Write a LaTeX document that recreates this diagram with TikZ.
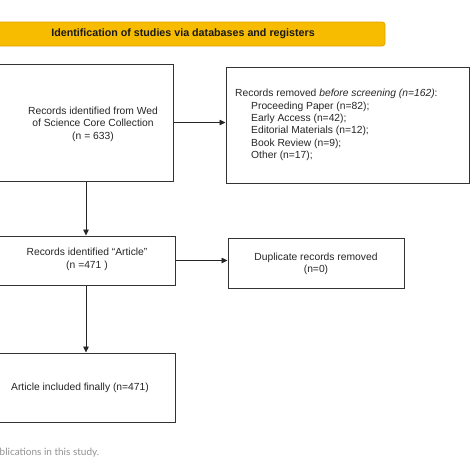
\documentclass[tikz,border=0pt]{standalone}
\usepackage{fontspec}
\setmainfont{Liberation Sans}
\newfontfamily\capfont{Lato}
\usetikzlibrary{arrows.meta}
\definecolor{banfill}{HTML}{F7BC00}
\definecolor{banedge}{HTML}{E3A200}
\definecolor{edge}{HTML}{333333}
\definecolor{capgray}{HTML}{929292}
\tikzset{
  box/.style={draw=edge, line width=1pt, fill=white, rectangle, inner sep=0pt},
  txt/.style={inner sep=0pt, align=center, font=\fontsize{10.3}{12.4}\selectfont, text=black!85},
  arr/.style={draw=black!85, line width=0.8pt, -{Triangle[length=6pt,width=5.5pt]}},
}
\begin{document}
\begin{tikzpicture}[x=1pt,y=-1pt]
\useasboundingbox (0,0) rectangle (474,474);
\fill[white] (0,0) rectangle (474,474);
% banner
\node[draw=banedge, fill=banfill, line width=0.8pt, rounded corners=3pt, minimum width=405pt, minimum height=24pt, inner sep=0pt] (ban) at (182.5,34) {};
\node[inner sep=0pt, font=\fontsize{10.7}{12}\selectfont\bfseries, text=black!90] (bant) at (183,34) {Identification of studies via databases and registers};
% boxes
\node[box, minimum width=190pt, minimum height=117pt] (b1) at (78,122.5) {};
\node[txt] (t1) at (93,124) {Records identified from Wed\\of Science Core Collection\\(n = 633)};
\node[box, minimum width=243pt, minimum height=116pt] (b2) at (347.5,125) {};
\node[txt, align=left, anchor=west] (t2) at (235,125) {Records removed \textit{before screening (n=162)}:\\
\hspace*{16pt}Proceeding Paper (n=82);\\
\hspace*{16pt}Early Access (n=42);\\
\hspace*{16pt}Editorial Materials (n=12);\\
\hspace*{16pt}Book Review (n=9);\\
\hspace*{16pt}Other (n=17);};
\node[box, minimum width=179pt, minimum height=49pt] (b3) at (86,260.5) {};
\node[txt] (t3) at (87,259.5) {Records identified ``Article''\\(n =471 )};
\node[box, minimum width=176pt, minimum height=50pt] (b4) at (316,263) {};
\node[txt] (t4) at (316,264) {Duplicate records removed\\(n=0)};
\node[box, minimum width=180pt, minimum height=69pt] (b5) at (85,387.5) {};
\node[txt] (t5) at (80,388) {Article included finally (n=471)};
% connectors
\draw[arr] (b1.east) -- (b1.east -| b2.west);
\draw[arr] (b1.south -| b3.north) -- (b3.north);
\draw[arr] (b3.east) -- (b3.east -| b4.west);
\draw[arr] (b3.south) -- (b3.south |- b5.north);
% caption
\node[inner sep=0pt, anchor=west, font=\capfont\fontsize{10}{12}\selectfont, text=capgray] (cap) at (-0.5,453) {blications in this study.};
\end{tikzpicture}
\end{document}
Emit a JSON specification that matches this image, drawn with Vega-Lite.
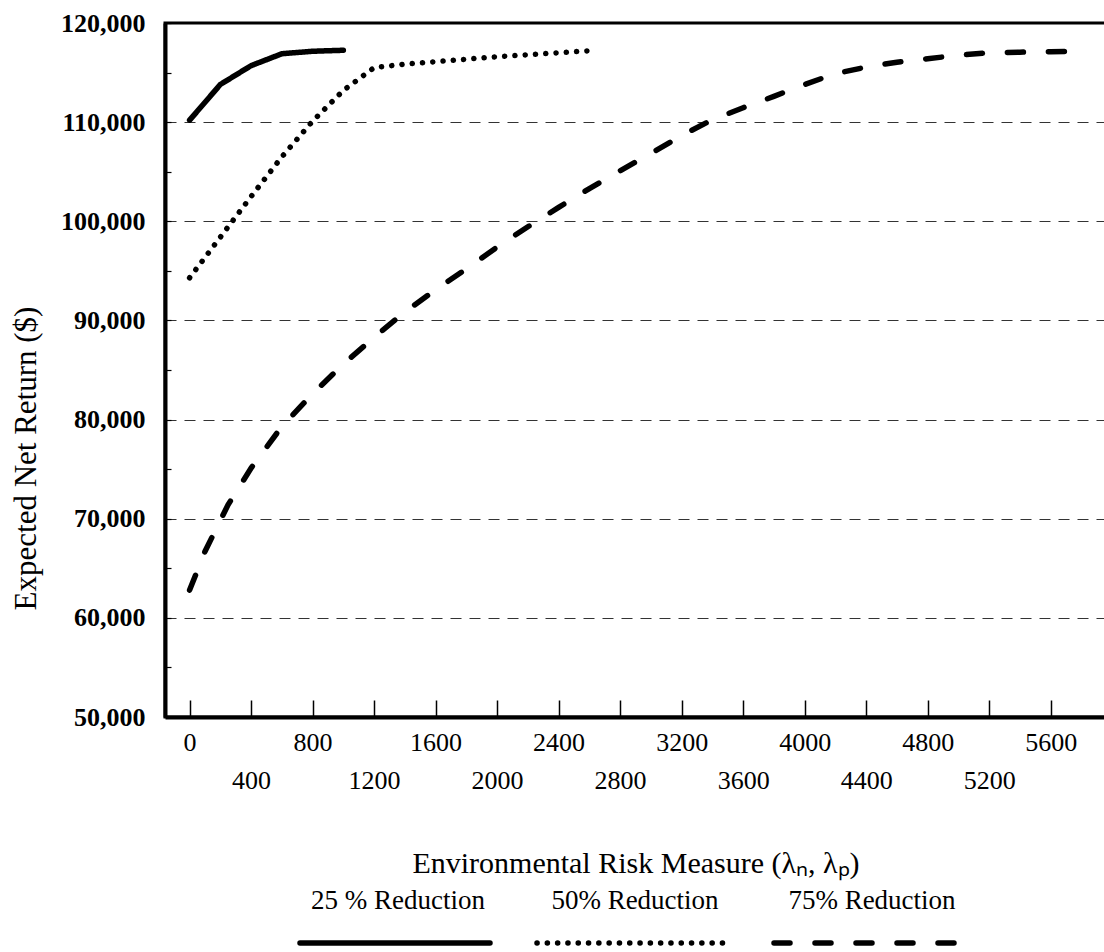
{
  "$schema": "https://vega.github.io/schema/vega-lite/v6.json",
  "width": 941,
  "height": 694,
  "padding": {"left": 10, "top": 10, "right": 0, "bottom": 5},
  "background": "white",
  "config": {
    "view": {"stroke": "black", "strokeWidth": 3},
    "font": "Liberation Serif",
    "legend": {"layout": {"bottom": {"anchor": "middle"}}}
  },
  "data": {
    "values": [
      {"series": "25 % Reduction", "risk": 0, "ret": 110200},
      {"series": "25 % Reduction", "risk": 200, "ret": 113800},
      {"series": "25 % Reduction", "risk": 400, "ret": 115700},
      {"series": "25 % Reduction", "risk": 600, "ret": 116900},
      {"series": "25 % Reduction", "risk": 800, "ret": 117150},
      {"series": "25 % Reduction", "risk": 1000, "ret": 117250},
      {"series": "50% Reduction", "risk": 0, "ret": 94300},
      {"series": "50% Reduction", "risk": 200, "ret": 98400},
      {"series": "50% Reduction", "risk": 400, "ret": 102500},
      {"series": "50% Reduction", "risk": 600, "ret": 106500},
      {"series": "50% Reduction", "risk": 800, "ret": 110100},
      {"series": "50% Reduction", "risk": 1000, "ret": 113200},
      {"series": "50% Reduction", "risk": 1200, "ret": 115500},
      {"series": "50% Reduction", "risk": 1400, "ret": 115850},
      {"series": "50% Reduction", "risk": 1600, "ret": 116100},
      {"series": "50% Reduction", "risk": 2000, "ret": 116600},
      {"series": "50% Reduction", "risk": 2400, "ret": 117000},
      {"series": "50% Reduction", "risk": 2600, "ret": 117200},
      {"series": "75% Reduction", "risk": 0, "ret": 62800},
      {"series": "75% Reduction", "risk": 100, "ret": 66700},
      {"series": "75% Reduction", "risk": 250, "ret": 71400},
      {"series": "75% Reduction", "risk": 400, "ret": 75100},
      {"series": "75% Reduction", "risk": 600, "ret": 79300},
      {"series": "75% Reduction", "risk": 800, "ret": 82600},
      {"series": "75% Reduction", "risk": 1000, "ret": 85600},
      {"series": "75% Reduction", "risk": 1200, "ret": 88300},
      {"series": "75% Reduction", "risk": 1400, "ret": 90850},
      {"series": "75% Reduction", "risk": 1600, "ret": 93100},
      {"series": "75% Reduction", "risk": 1800, "ret": 95200},
      {"series": "75% Reduction", "risk": 2000, "ret": 97400},
      {"series": "75% Reduction", "risk": 2200, "ret": 99450},
      {"series": "75% Reduction", "risk": 2400, "ret": 101400},
      {"series": "75% Reduction", "risk": 2600, "ret": 103300},
      {"series": "75% Reduction", "risk": 2800, "ret": 105100},
      {"series": "75% Reduction", "risk": 3000, "ret": 106850},
      {"series": "75% Reduction", "risk": 3200, "ret": 108650},
      {"series": "75% Reduction", "risk": 3400, "ret": 110250},
      {"series": "75% Reduction", "risk": 3600, "ret": 111450},
      {"series": "75% Reduction", "risk": 3800, "ret": 112600},
      {"series": "75% Reduction", "risk": 4000, "ret": 113800},
      {"series": "75% Reduction", "risk": 4200, "ret": 114900},
      {"series": "75% Reduction", "risk": 4400, "ret": 115550},
      {"series": "75% Reduction", "risk": 4600, "ret": 116050},
      {"series": "75% Reduction", "risk": 4800, "ret": 116400},
      {"series": "75% Reduction", "risk": 5000, "ret": 116750},
      {"series": "75% Reduction", "risk": 5200, "ret": 117000},
      {"series": "75% Reduction", "risk": 5400, "ret": 117060},
      {"series": "75% Reduction", "risk": 5600, "ret": 117100},
      {"series": "75% Reduction", "risk": 5800, "ret": 117150}
    ]
  },
  "mark": {"type": "line", "color": "black", "strokeWidth": 5.5, "strokeCap": "round", "clip": true},
  "encoding": {
    "x": {
      "field": "risk",
      "type": "quantitative",
      "scale": {"domain": [-160, 5960], "nice": false, "zero": false},
      "axis": {
        "title": "Environmental Risk Measure  (λₙ, λₚ)",
        "values": [0, 400, 800, 1200, 1600, 2000, 2400, 2800, 3200, 3600, 4000, 4400, 4800, 5200, 5600],
        "format": "d",
        "grid": false,
        "domainWidth": 4,
        "domainColor": "black",
        "tickSize": -17,
        "tickColor": "black",
        "tickWidth": 1.5,
        "labelFont": "Liberation Serif",
        "labelFontSize": 26,
        "labelColor": "black",
        "labelFlush": false,
        "labelOverlap": false,
        "labelPadding": {"condition": {"test": "datum.value % 800 !== 0", "value": 67}, "value": 29},
        "titleFont": "Liberation Serif",
        "titleFontSize": 30,
        "titleFontWeight": "normal",
        "titleColor": "black",
        "titlePadding": 55
      }
    },
    "y": {
      "field": "ret",
      "type": "quantitative",
      "scale": {"domain": [50000, 120000], "nice": false, "zero": false},
      "axis": {
        "title": "Expected Net Return ($)",
        "values": [50000, 55000, 60000, 65000, 70000, 75000, 80000, 85000, 90000, 95000, 100000, 105000, 110000, 115000, 120000],
        "labelExpr": "datum.value % 10000 === 0 ? format(datum.value, ',') : ''",
        "grid": true,
        "gridDash": [11, 8],
        "gridColor": "#333333",
        "gridWidth": 1.2,
        "gridOpacity": {"condition": {"test": "datum.value % 10000 === 0 && datum.value > 50000 && datum.value < 120000", "value": 1}, "value": 0},
        "domainWidth": 4,
        "domainColor": "black",
        "tickSize": -6,
        "tickColor": "black",
        "tickWidth": 1.2,
        "labelFont": "Liberation Serif",
        "labelFontSize": 26,
        "labelFontWeight": "bold",
        "labelColor": "black",
        "labelPadding": 26,
        "labelFlush": false,
        "labelOverlap": false,
        "titleFont": "Liberation Serif",
        "titleFontSize": 31,
        "titleFontWeight": "normal",
        "titleColor": "black",
        "titlePadding": 18,
        "titleY": 435
      }
    },
    "strokeDash": {
      "field": "series",
      "type": "nominal",
      "scale": {
        "domain": ["25 % Reduction", "50% Reduction", "75% Reduction"],
        "range": [[1, 0], [0.1, 10.2], [16, 25]]
      },
      "legend": {
        "title": null,
        "orient": "bottom",
        "direction": "horizontal",
        "symbolType": "stroke",
        "symbolSize": 36100,
        "symbolStrokeWidth": 5.5,
        "symbolStrokeColor": "black",
        "labelFont": "Liberation Serif",
        "labelFontSize": 27,
        "labelColor": "black",
        "labelAlign": "center",
        "labelOffset": -95,
        "labelLimit": 300,
        "columnPadding": 25,
        "offset": -33,
        "encode": {
          "labels": {"update": {"dy": {"value": -42}}},
          "symbols": {"update": {"strokeCap": {"value": "round"}}}
        }
      }
    }
  }
}
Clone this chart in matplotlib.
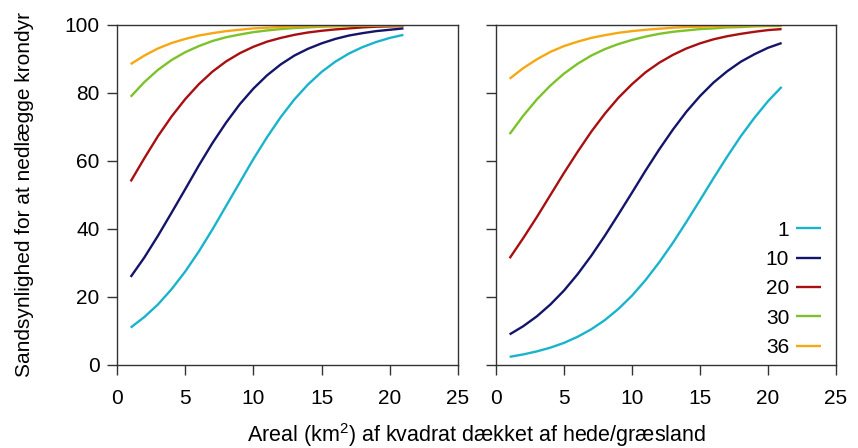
import matplotlib.pyplot as plt
import numpy as np

plt.rcParams["font.family"] = ["Liberation Sans", "DejaVu Sans"]
plt.rcParams["mathtext.fontset"] = "custom"
plt.rcParams["mathtext.rm"] = "Liberation Sans"

# areal (km2) af kvadrat
areal = list(range(1, 22))
densities = ["1", "10", "20", "30", "36"]
colors = ["#1ab3cc", "#15146b", "#a80f10", "#7cc22a", "#f7a712"]

# venstre panel
left_1 = [11.0, 14.1, 17.8, 22.3, 27.5, 33.4, 39.9, 46.8, 53.7, 60.6, 67.0,
          72.9, 78.1, 82.5, 86.2, 89.2, 91.6, 93.5, 95.0, 96.2, 97.1]
left_10 = [25.9, 31.6, 38.0, 44.8, 51.7, 58.7, 65.3, 71.3, 76.7, 81.3, 85.2,
           88.4, 91.0, 93.0, 94.6, 95.9, 96.9, 97.6, 98.2, 98.6, 99.0]
left_20 = [54.0, 60.8, 67.3, 73.1, 78.2, 82.6, 86.3, 89.3, 91.7, 93.6, 95.1,
           96.2, 97.1, 97.8, 98.3, 98.7, 99.0, 99.3, 99.5, 99.6, 99.7]
left_30 = [78.9, 83.2, 86.8, 89.7, 92.0, 93.8, 95.3, 96.4, 97.2, 97.9, 98.4,
           98.8, 99.1, 99.3, 99.5, 99.6, 99.7, 99.8, 99.8, 99.9, 99.9]
left_36 = [88.5, 91.0, 93.1, 94.7, 95.9, 96.9, 97.6, 98.2, 98.6, 99.0, 99.2,
           99.4, 99.6, 99.7, 99.7, 99.8, 99.9, 99.9, 99.9, 99.9, 99.9]

# hoejre panel
right_1 = [2.4, 3.1, 4.0, 5.1, 6.5, 8.3, 10.5, 13.2, 16.5, 20.4, 25.0,
           30.2, 35.9, 42.1, 48.5, 55.0, 61.3, 67.3, 72.7, 77.6, 81.8]
right_10 = [9.0, 11.4, 14.3, 17.8, 21.9, 26.7, 32.1, 38.0, 44.3, 50.7, 57.2,
            63.4, 69.2, 74.5, 79.1, 83.1, 86.4, 89.2, 91.4, 93.3, 94.7]
right_20 = [31.4, 37.3, 43.5, 50.0, 56.5, 62.7, 68.6, 73.9, 78.6, 82.6, 86.1,
            88.9, 91.2, 93.1, 94.6, 95.8, 96.7, 97.4, 98.0, 98.5, 98.8]
right_30 = [67.9, 73.3, 78.1, 82.2, 85.7, 88.6, 91.0, 92.9, 94.4, 95.6, 96.6,
            97.4, 98.0, 98.4, 98.8, 99.0, 99.3, 99.4, 99.6, 99.7, 99.7]
right_36 = [84.2, 87.3, 89.9, 92.1, 93.8, 95.1, 96.2, 97.0, 97.7, 98.2, 98.6,
            98.9, 99.2, 99.4, 99.5, 99.6, 99.7, 99.8, 99.8, 99.9, 99.9]

left_series = [left_1, left_10, left_20, left_30, left_36]
right_series = [right_1, right_10, right_20, right_30, right_36]

fig = plt.figure(figsize=(8.58, 4.48), dpi=100)
ax1 = fig.add_axes([0.1364, 0.1853, 0.3974, 0.7589])
ax2 = fig.add_axes([0.5781, 0.1853, 0.3963, 0.7589])

for ax, series in [(ax1, left_series), (ax2, right_series)]:
    for vals, lab, col in zip(series, densities, colors):
        ax.plot(areal, vals, color=col, lw=1.7, label=lab, solid_capstyle="butt")
    ax.set_xlim(0, 25)
    ax.set_ylim(0, 100)
    ax.set_xticks([0, 5, 10, 15, 20, 25])
    ax.set_yticks([0, 20, 40, 60, 80, 100])
    ax.tick_params(direction="out", length=7.5, width=1, colors="#333333",
                   labelcolor="black", labelsize=15)
    ax.tick_params(axis="x", pad=10)
    ax.tick_params(axis="y", pad=5)
    for sp in ax.spines.values():
        sp.set_color("#333333")
        sp.set_linewidth(1)

ax2.tick_params(labelleft=False)
ax1.set_ylabel("Sandsynlighed for at nedlægge krondyr", fontsize=15, labelpad=22)

fig.text(0.556, 0.03, "Areal (km$^{2}$) af kvadrat dækket af hede/græsland",
         ha="center", va="center", fontsize=15.5)

leg = ax2.legend(loc="lower right", markerfirst=False, frameon=False,
                 fontsize=15, handlelength=1.2, handletextpad=0.35,
                 labelspacing=0.5, borderaxespad=0.3, bbox_to_anchor=(1.0, -0.02))
for t in leg.get_texts():
    t.set_ha("right")
leg._legend_box.align = "right"

fig.savefig("out.png", dpi=100)
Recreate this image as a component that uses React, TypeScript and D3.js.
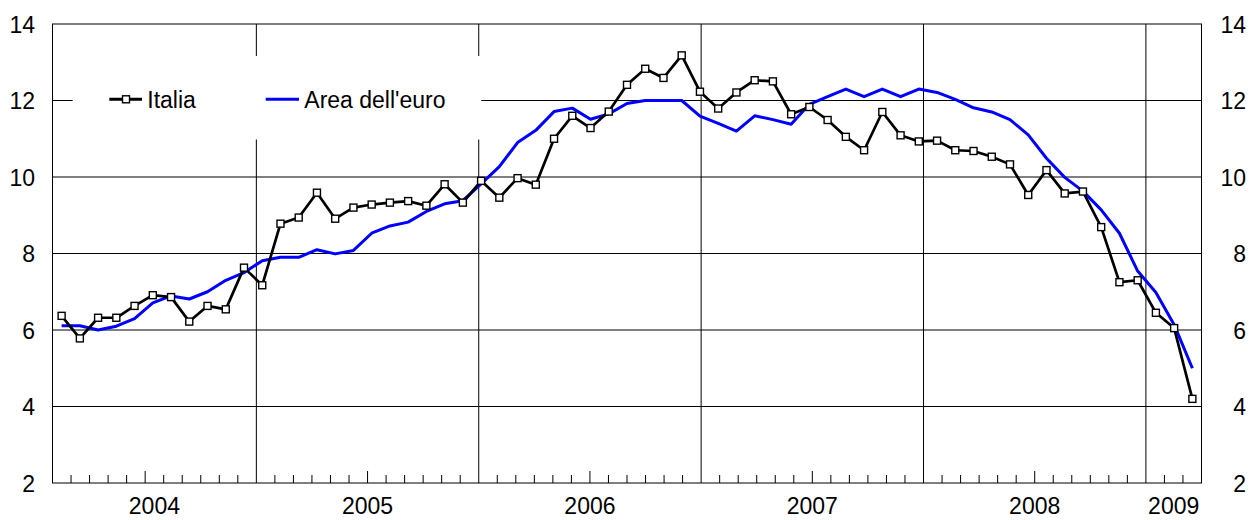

#####

** WHAT IS NEEDED **
Your first line is the one with "Clone this chart in matplotlib.", and your last is the one with "ax2 = fig.add_axes([0.5781, 0.1853, 0.3963, 0.7589])". Copy those and every line between them exactly, without any pictures.

** RESPONSE TO THE TASK **
Clone this chart in matplotlib.
import matplotlib.pyplot as plt
import numpy as np

plt.rcParams["font.family"] = ["Liberation Sans", "DejaVu Sans"]
plt.rcParams["mathtext.fontset"] = "custom"
plt.rcParams["mathtext.rm"] = "Liberation Sans"

# areal (km2) af kvadrat
areal = list(range(1, 22))
densities = ["1", "10", "20", "30", "36"]
colors = ["#1ab3cc", "#15146b", "#a80f10", "#7cc22a", "#f7a712"]

# venstre panel
left_1 = [11.0, 14.1, 17.8, 22.3, 27.5, 33.4, 39.9, 46.8, 53.7, 60.6, 67.0,
          72.9, 78.1, 82.5, 86.2, 89.2, 91.6, 93.5, 95.0, 96.2, 97.1]
left_10 = [25.9, 31.6, 38.0, 44.8, 51.7, 58.7, 65.3, 71.3, 76.7, 81.3, 85.2,
           88.4, 91.0, 93.0, 94.6, 95.9, 96.9, 97.6, 98.2, 98.6, 99.0]
left_20 = [54.0, 60.8, 67.3, 73.1, 78.2, 82.6, 86.3, 89.3, 91.7, 93.6, 95.1,
           96.2, 97.1, 97.8, 98.3, 98.7, 99.0, 99.3, 99.5, 99.6, 99.7]
left_30 = [78.9, 83.2, 86.8, 89.7, 92.0, 93.8, 95.3, 96.4, 97.2, 97.9, 98.4,
           98.8, 99.1, 99.3, 99.5, 99.6, 99.7, 99.8, 99.8, 99.9, 99.9]
left_36 = [88.5, 91.0, 93.1, 94.7, 95.9, 96.9, 97.6, 98.2, 98.6, 99.0, 99.2,
           99.4, 99.6, 99.7, 99.7, 99.8, 99.9, 99.9, 99.9, 99.9, 99.9]

# hoejre panel
right_1 = [2.4, 3.1, 4.0, 5.1, 6.5, 8.3, 10.5, 13.2, 16.5, 20.4, 25.0,
           30.2, 35.9, 42.1, 48.5, 55.0, 61.3, 67.3, 72.7, 77.6, 81.8]
right_10 = [9.0, 11.4, 14.3, 17.8, 21.9, 26.7, 32.1, 38.0, 44.3, 50.7, 57.2,
            63.4, 69.2, 74.5, 79.1, 83.1, 86.4, 89.2, 91.4, 93.3, 94.7]
right_20 = [31.4, 37.3, 43.5, 50.0, 56.5, 62.7, 68.6, 73.9, 78.6, 82.6, 86.1,
            88.9, 91.2, 93.1, 94.6, 95.8, 96.7, 97.4, 98.0, 98.5, 98.8]
right_30 = [67.9, 73.3, 78.1, 82.2, 85.7, 88.6, 91.0, 92.9, 94.4, 95.6, 96.6,
            97.4, 98.0, 98.4, 98.8, 99.0, 99.3, 99.4, 99.6, 99.7, 99.7]
right_36 = [84.2, 87.3, 89.9, 92.1, 93.8, 95.1, 96.2, 97.0, 97.7, 98.2, 98.6,
            98.9, 99.2, 99.4, 99.5, 99.6, 99.7, 99.8, 99.8, 99.9, 99.9]

left_series = [left_1, left_10, left_20, left_30, left_36]
right_series = [right_1, right_10, right_20, right_30, right_36]

fig = plt.figure(figsize=(8.58, 4.48), dpi=100)
ax1 = fig.add_axes([0.1364, 0.1853, 0.3974, 0.7589])
ax2 = fig.add_axes([0.5781, 0.1853, 0.3963, 0.7589])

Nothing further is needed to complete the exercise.